Titan, Crowley Maritime Corporation's salvage and wreck removal company, successfully completed the refloating and scuttling of the A Turtle semi-submersible platform earlier this month at
Tristan da Cunha
, one of the world's most remote islands in the South
The 10,500-ton platform, went aground on the island in Trypot Bay
in May of
2006, after being separated from a tug, which was towing the rig from Brazil
to Singapore for rebuilding.
Titan did a preliminary survey at the end of October, and determined that the platform could be repaired and refloated. A tender for removal was issued in November and Titan was selected as wreck removal contractor. In December a "No-Cure, No-Pay" contract was agreed to with the owner and underwriters of the A Turtle.
Titan's salvage team arrived at the site of the casualty Dec. 22, after a 1,743-mile-trip on the chartered vessel Kelso. The remainder of the 20 person Titan salvage team arrived 7 days later on the chartered tug De Hong.

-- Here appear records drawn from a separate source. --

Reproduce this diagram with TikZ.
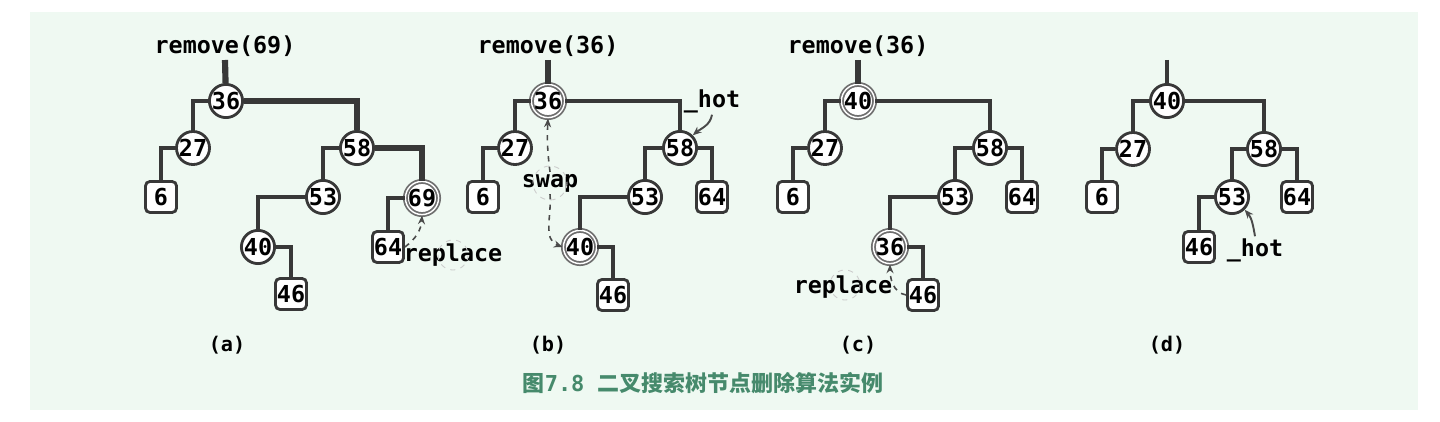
\documentclass[tikz,border=0pt]{standalone}
\usepackage{fontspec}
\setmonofont{DejaVu Sans Mono}
\newfontfamily\cjkfont{Noto Sans CJK SC}
\usetikzlibrary{arrows.meta, positioning}
\definecolor{PanelBg}{HTML}{EFF9F2}
\definecolor{LineDark}{HTML}{383838}
\definecolor{RingGray}{HTML}{6E6E6E}
\definecolor{ArrowGray}{HTML}{4A4A4A}
\definecolor{GhostGray}{HTML}{CCCCCC}
\definecolor{CaptionColor}{HTML}{468A6C}

\begin{document}
\begin{tikzpicture}[
        x=0.02cm, y=-0.02cm,
        key/.style={circle, draw=LineDark, fill=white, line width=1.6pt, minimum size=0.62cm, inner sep=0pt, font=\ttfamily\bfseries\fontsize{13.3}{13.3}\selectfont, text=black},
        hitkey/.style={key, draw=RingGray, double=white, double distance=0.8pt, line width=1pt, minimum size=0.6cm},
        leaf/.style={rectangle, rounded corners=2.5pt, draw=LineDark, fill=white, line width=1.6pt, minimum size=0.62cm, inner sep=0pt, font=\ttfamily\bfseries\fontsize{13.3}{13.3}\selectfont, text=black},
        codetext/.style={font=\ttfamily\bfseries\fontsize{13.3}{13.3}\selectfont, text=black, inner sep=1pt},
        subcap/.style={font=\ttfamily\bfseries\fontsize{11.5}{11.5}\selectfont, text=black},
        link/.style={LineDark, line width=1.8pt},
        hotlink/.style={LineDark, line width=3.5pt},
        dasharrow/.style={-{Stealth[length=5pt, width=4pt]}, dashed, ArrowGray, line width=0.9pt},
        hotarrow/.style={-{Stealth[length=5pt, width=4pt]}, ArrowGray, line width=1.1pt},
        ghost/.style={GhostGray, dashed, line width=0.5pt}
      ]
        % Panel
        \useasboundingbox (0,0) rectangle (1440,422);
        \fill[PanelBg] (30,12) rectangle (1418,410);

        % (a) remove(69)
        \coordinate (aTop) at (225,60);
        \node[codetext] (aCall) at (225,46) {remove(69)};
        \node[key] (a36) at (226,101) {36};
        \node[key] (a27) at (193,148) {27};
        \node[leaf] (a6) at (161,197) {6};
        \node[key] (a58) at (357,148) {58};
        \node[key] (a53) at (323,197) {53};
        \node[hitkey] (a69) at (422,198) {69};
        \node[key] (a40) at (258,247) {40};
        \node[leaf] (a64) at (388,247) {64};
        \node[leaf] (a46) at (291,294) {46};
        \node[codetext] (aReplace) at (453,255) {replace};

        \draw[hotlink] (aTop) -- (a36);
        \draw[link] (a36) -| (a27);
        \draw[link] (a27) -| (a6);
        \draw[hotlink] (a36) -| (a58);
        \draw[link] (a58) -| (a53);
        \draw[hotlink] (a58) -| (a69);
        \draw[link] (a53) -| (a40);
        \draw[link] (a40) -| (a46);
        \draw[link] (a69) -| (a64);
        \draw[ghost] (aReplace.center) circle (15);
        \draw[dasharrow] (a64.east) to[bend right=25] (a69.south);

        % (b) swap
        \coordinate (bTop) at (548,60);
        \node[codetext] (bCall) at (548,46) {remove(36)};
        \node[hitkey] (b36) at (548,101) {36};
        \node[key] (b27) at (515,148) {27};
        \node[leaf] (b6) at (483,197) {6};
        \node[key] (b58) at (680,148) {58};
        \node[key] (b53) at (645,197) {53};
        \node[leaf] (b64) at (712,197) {64};
        \node[hitkey] (b40) at (580,247) {40};
        \node[leaf] (b46) at (613,295) {46};
        \node[codetext] (bHot) at (712,101) {\_hot};
        \node[codetext] (bSwap) at (550,183) {swap};

        \draw[hotlink] (bTop) -- (b36);
        \draw[link] (b36) -| (b27);
        \draw[link] (b27) -| (b6);
        \draw[link] (b36) -| (b58);
        \draw[link] (b58) -| (b53);
        \draw[link] (b58) -| (b64);
        \draw[link] (b53) -| (b40);
        \draw[link] (b40) -| (b46);
        \draw[ghost] (bSwap.center) circle (17);
        \draw[dasharrow] (bSwap.north) to[bend left=5] (b36.south);
        \draw[dasharrow] (bSwap.south) to[out=-85, in=160] (b40.west);
        \draw[hotarrow] (bHot.south) to[out=-100, in=40] (b58.north east);

        % (c) replace
        \coordinate (cTop) at (858,60);
        \node[codetext] (cCall) at (858,46) {remove(36)};
        \node[hitkey] (c40) at (858,101) {40};
        \node[key] (c27) at (825,148) {27};
        \node[leaf] (c6) at (793,197) {6};
        \node[key] (c58) at (990,148) {58};
        \node[key] (c53) at (955,197) {53};
        \node[leaf] (c64) at (1022,197) {64};
        \node[hitkey] (c36) at (890,247) {36};
        \node[leaf] (c46) at (923,295) {46};
        \node[codetext] (cReplace) at (843,287) {replace};

        \draw[hotlink] (cTop) -- (c40);
        \draw[link] (c40) -| (c27);
        \draw[link] (c27) -| (c6);
        \draw[link] (c40) -| (c58);
        \draw[link] (c58) -| (c53);
        \draw[link] (c58) -| (c64);
        \draw[link] (c53) -| (c36);
        \draw[link] (c36) -| (c46);
        \draw[ghost] (845,285) circle (15);
        \draw[dasharrow] (c46.west) to[out=170, in=-90] (c36.south);

        % (d) result
        \coordinate (dTop) at (1167,60);
        \node[key] (d40) at (1167,101) {40};
        \node[key] (d27) at (1133,149) {27};
        \node[leaf] (d6) at (1102,197) {6};
        \node[key] (d58) at (1264,149) {58};
        \node[key] (d53) at (1232,197) {53};
        \node[leaf] (d64) at (1297,197) {64};
        \node[leaf] (d46) at (1199,247) {46};
        \node[codetext] (dHot) at (1255,250) {\_hot};

        \draw[link] (dTop) -- (d40);
        \draw[link] (d40) -| (d27);
        \draw[link] (d27) -| (d6);
        \draw[link] (d40) -| (d58);
        \draw[link] (d58) -| (d53);
        \draw[link] (d58) -| (d64);
        \draw[link] (d53) -| (d46);
        \draw[hotarrow] (dHot.north) to[out=100, in=-50] (d53.south east);

        % Captions
        \node[subcap] (capA) at (227,345) {(a)};
        \node[subcap] (capB) at (548,345) {(b)};
        \node[subcap] (capC) at (858,345) {(c)};
        \node[subcap] (capD) at (1167,345) {(d)};
        \node[font=\cjkfont\bfseries\fontsize{12.5}{12.5}\selectfont, text=CaptionColor] (figCap) at (703,383) {图{\ttfamily\bfseries 7.8 }二叉搜索树节点删除算法实例};
      \end{tikzpicture}
\end{document}
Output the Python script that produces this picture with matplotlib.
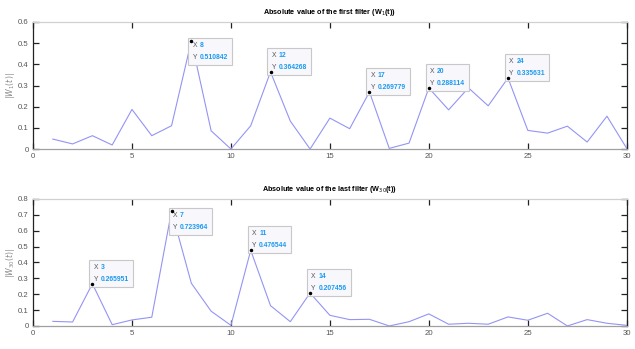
import numpy as np
import matplotlib
matplotlib.use('Agg')
import matplotlib.pyplot as plt
from matplotlib.offsetbox import TextArea, HPacker, VPacker, AnnotationBbox

plt.rcParams['font.family'] = ['Liberation Sans', 'DejaVu Sans']

# ---- data ----
t = np.arange(1, 31)
w_first = [0.047, 0.024, 0.063, 0.019, 0.187, 0.063, 0.110, 0.510842, 0.086, 0.000,
           0.110, 0.364268, 0.132, 0.000, 0.146, 0.096, 0.269779, 0.003, 0.028, 0.288114,
           0.185, 0.289, 0.204, 0.335631, 0.088, 0.075, 0.108, 0.033, 0.155, 0.003]
w_last = [0.029, 0.025, 0.265951, 0.008, 0.038, 0.055, 0.723964, 0.269, 0.093, 0.004,
          0.476544, 0.128, 0.027, 0.207456, 0.067, 0.040, 0.042, 0.000, 0.027, 0.076,
          0.011, 0.017, 0.011, 0.057, 0.036, 0.080, 0.000, 0.040, 0.017, 0.004]
tips_first = [8, 12, 17, 20, 24]
tips_last = [3, 7, 11, 14]
below_first = [8]     # data tips drawn under the point
below_last = [7]

line_col = '#9494f5'
gray = '#555555'
blue = '#1a9af0'


def datatip(ax, x, y, below):
    fs = 4.9
    r1 = HPacker(children=[TextArea('X', textprops=dict(color=gray, size=fs)),
                           TextArea(f'{x:g}', textprops=dict(color=blue, size=fs, weight='bold'))],
                 pad=0, sep=2)
    r2 = HPacker(children=[TextArea('Y', textprops=dict(color=gray, size=fs)),
                           TextArea(f'{y:g}', textprops=dict(color=blue, size=fs, weight='bold'))],
                 pad=0, sep=2)
    box = VPacker(children=[r1, r2], pad=0, sep=3.5)
    ab = AnnotationBbox(box, (x, y), xybox=(0.8, -0.8 if below else 0.8), xycoords='data',
                        boxcoords='offset points', box_alignment=(0, 1 if below else 0),
                        pad=0.4, frameon=True,
                        bboxprops=dict(boxstyle='square', fc='#f7f7fc', ec='#c8c8c8', lw=0.8))
    ax.add_artist(ab)
    ax.plot([x], [y], 'o', color='black', ms=1.5, zorder=5)


def style(ax, ymax, yticks):
    ax.set_xlim(0, 30)
    ax.set_ylim(0, ymax)
    ax.set_xticks(range(0, 31, 5))
    ax.set_yticks(yticks)
    ax.set_yticklabels([f'{v:g}' for v in yticks])
    ax.tick_params(direction='in', top=True, right=True, length=4, width=0.9,
                   labelsize=5.6, colors='#222222', labelcolor=gray, pad=3)
    ax.spines['left'].set_color('#222222')
    ax.spines['right'].set_color('#222222')
    ax.spines['top'].set_color('#d0d0d0')
    ax.spines['bottom'].set_color('#a0a0a0')
    for s in ax.spines.values():
        s.set_linewidth(0.9)


fig = plt.figure(figsize=(6.35, 3.49), dpi=100)
ax1 = fig.add_axes([0.052, 0.573, 0.935, 0.364])
ax2 = fig.add_axes([0.052, 0.066, 0.935, 0.364])

ax1.plot(t, w_first, '-', color=line_col, lw=0.8)
style(ax1, 0.6, np.arange(0, 0.61, 0.1).round(1))
ax1.set_title(r'Absolute value of the first filter (W$_1$(t))', fontsize=5.2,
              fontweight='bold', pad=6)
ax1.set_ylabel(r'$|W_1(t)|$', fontsize=5.6, color='#888888', labelpad=0.5)
for x in tips_first:
    datatip(ax1, x, w_first[x - 1], x in below_first)

ax2.plot(t, w_last, '-', color=line_col, lw=0.8)
style(ax2, 0.8, np.arange(0, 0.81, 0.1).round(1))
ax2.set_title(r'Absolute value of the last filter (W$_{30}$(t))', fontsize=5.2,
              fontweight='bold', pad=6)
ax2.set_ylabel(r'$|W_{30}(t)|$', fontsize=5.6, color='#888888', labelpad=0.5)
for x in tips_last:
    datatip(ax2, x, w_last[x - 1], x in below_last)

fig.savefig('out.png', dpi=100)
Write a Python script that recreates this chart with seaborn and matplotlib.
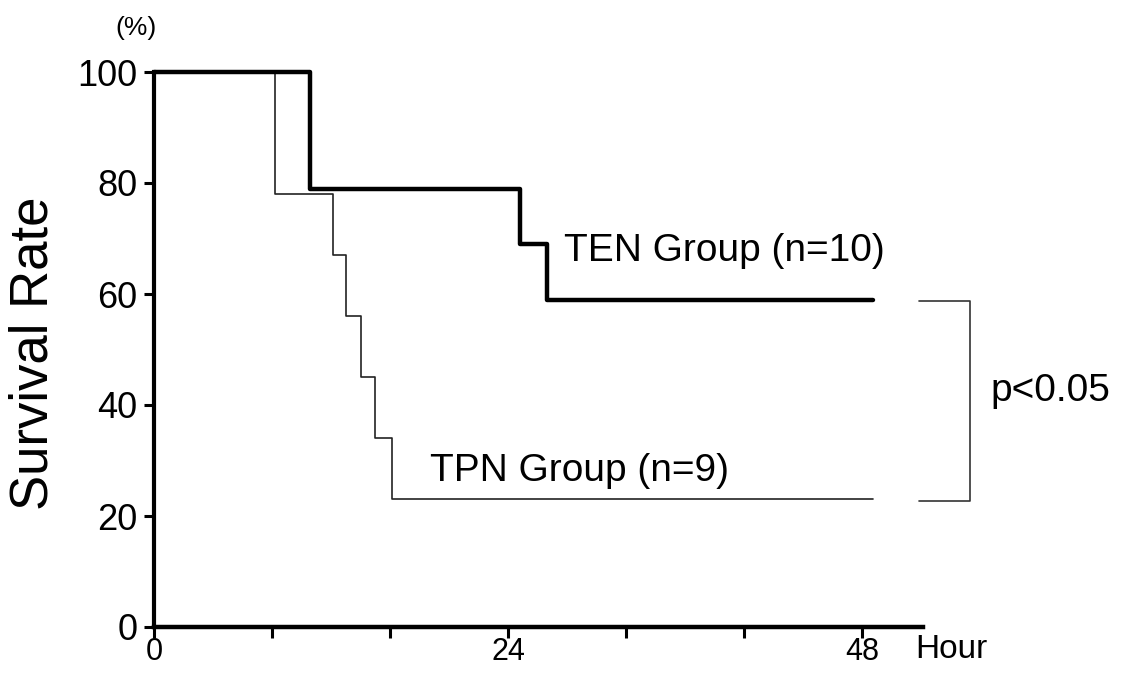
import pandas as pd
import matplotlib
matplotlib.use("Agg")
import matplotlib.pyplot as plt
import seaborn as sns

sns.set_theme(style="ticks")
plt.rcParams['font.family'] = ['Liberation Sans', 'DejaVu Sans']
plt.rcParams['text.color'] = 'black'
plt.rcParams['axes.edgecolor'] = 'black'
plt.rcParams['xtick.color'] = 'black'
plt.rcParams['ytick.color'] = 'black'

# Kaplan-Meier style survival curves
ten_hours = [0, 10.6, 24.8, 26.6, 48.7]
ten_survival = [100, 79, 69, 59, 59]
tpn_hours = [0, 8.2, 12.1, 13.0, 14.0, 15.0, 16.1, 48.7]
tpn_survival = [100, 78, 67, 56, 45, 34, 23, 23]

x_ticks = [0, 8, 16, 24, 32, 40, 48]
x_tick_labels = ['0', '', '', '24', '', '', '48']
y_ticks = [0, 20, 40, 60, 80, 100]

ten_label = 'TEN Group (n=10)'
tpn_label = 'TPN Group (n=9)'
p_label = 'p<0.05'


def plot_survival():
    df_ten = pd.DataFrame({'hour': ten_hours, 'survival': ten_survival})
    df_tpn = pd.DataFrame({'hour': tpn_hours, 'survival': tpn_survival})

    fig = plt.figure(figsize=(11.23, 6.73), dpi=100)
    ax = fig.add_axes([154 / 1123, 1 - 627 / 673, 769 / 1123, 555 / 673])

    # thin line first, thick line on top
    sns.lineplot(data=df_tpn, x='hour', y='survival', ax=ax, estimator=None, sort=False,
                 drawstyle='steps-post', color='#222222', linewidth=1.2, clip_on=False)
    sns.lineplot(data=df_ten, x='hour', y='survival', ax=ax, estimator=None, sort=False,
                 drawstyle='steps-post', color='black', linewidth=3.2, clip_on=False)

    ax.set_xlim(0, 52.1)
    ax.set_ylim(0, 100)
    ax.set_xticks(x_ticks)
    ax.set_xticklabels(x_tick_labels)
    ax.set_yticks(y_ticks)
    ax.set_xlabel('')
    ax.set_ylabel('')

    for side in ['top', 'right']:
        ax.spines[side].set_visible(False)
    ax.spines['left'].set_linewidth(3)
    ax.spines['bottom'].set_linewidth(3.2)
    ax.tick_params(axis='y', length=7, width=2.2, pad=5, labelsize=26)
    ax.tick_params(axis='x', length=8, width=2.2, pad=-1, labelsize=22)

    # group labels
    ax.text(27.8, 67.7, ten_label, fontsize=28, ha='left', va='center')
    ax.text(18.7, 28.1, tpn_label, fontsize=28, ha='left', va='center')

    # significance bracket
    ax.plot([51.8, 55.3, 55.3, 51.8], [58.8, 58.8, 22.7, 22.7],
            color='#333333', linewidth=1.2, clip_on=False)
    ax.text(56.7, 42.5, p_label, fontsize=28, ha='left', va='center', clip_on=False)

    fig.text(34 / 1123, 1 - 353 / 673, 'Survival Rate', rotation=90,
             fontsize=38, ha='center', va='center')
    fig.text(915 / 1123, 1 - 650 / 673, 'Hour', fontsize=24, ha='left', va='center')
    fig.text(136 / 1123, 1 - 28 / 673, '(%)', fontsize=19, ha='center', va='center')

    fig.savefig('out.png', dpi=100)


if __name__ == "__main__":
    plot_survival()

Over the next 50 days, the salvors repaired extensive damage to the pontoons
and legs of the platform, about 70 percent of which were damaged in the
grounding and subsequent extreme weather. The operation originally scheduled
for 30 days, took longer due to the additional damage that had occurred from
the time of the October survey and the start of the project at the end
December. In addition, the platform supports began to suffer stress fatigue
during the first week of February.
The refloating plan called for removal of the heaviest components from the
topside of the rig and discarding them at an approved disposal site. By the
time the rig was removed from the rocks, more than 800 tons had been cut
away. This lightening effort, along with regaining buoyancy in the damaged
subsea structures, eventually allowed the platform to be towed off the reef
at Trypot Bay.
Salvage Master, Rich Habib, and his team of salvors refloated and removed
the A Turtle from the reef on Feb. 10 and the deepwater disposal occurred on
the following morning. The refloating and sinking was made possible by the
Governor of St. Helena, who also exercises executive authority for Tristan
da Cunha, issuing a permit under the Environmental Protection (Overseas
Territories) Order 1988, for the stranded rig to be disposed of at sea, with
due regard to meeting environmental concerns.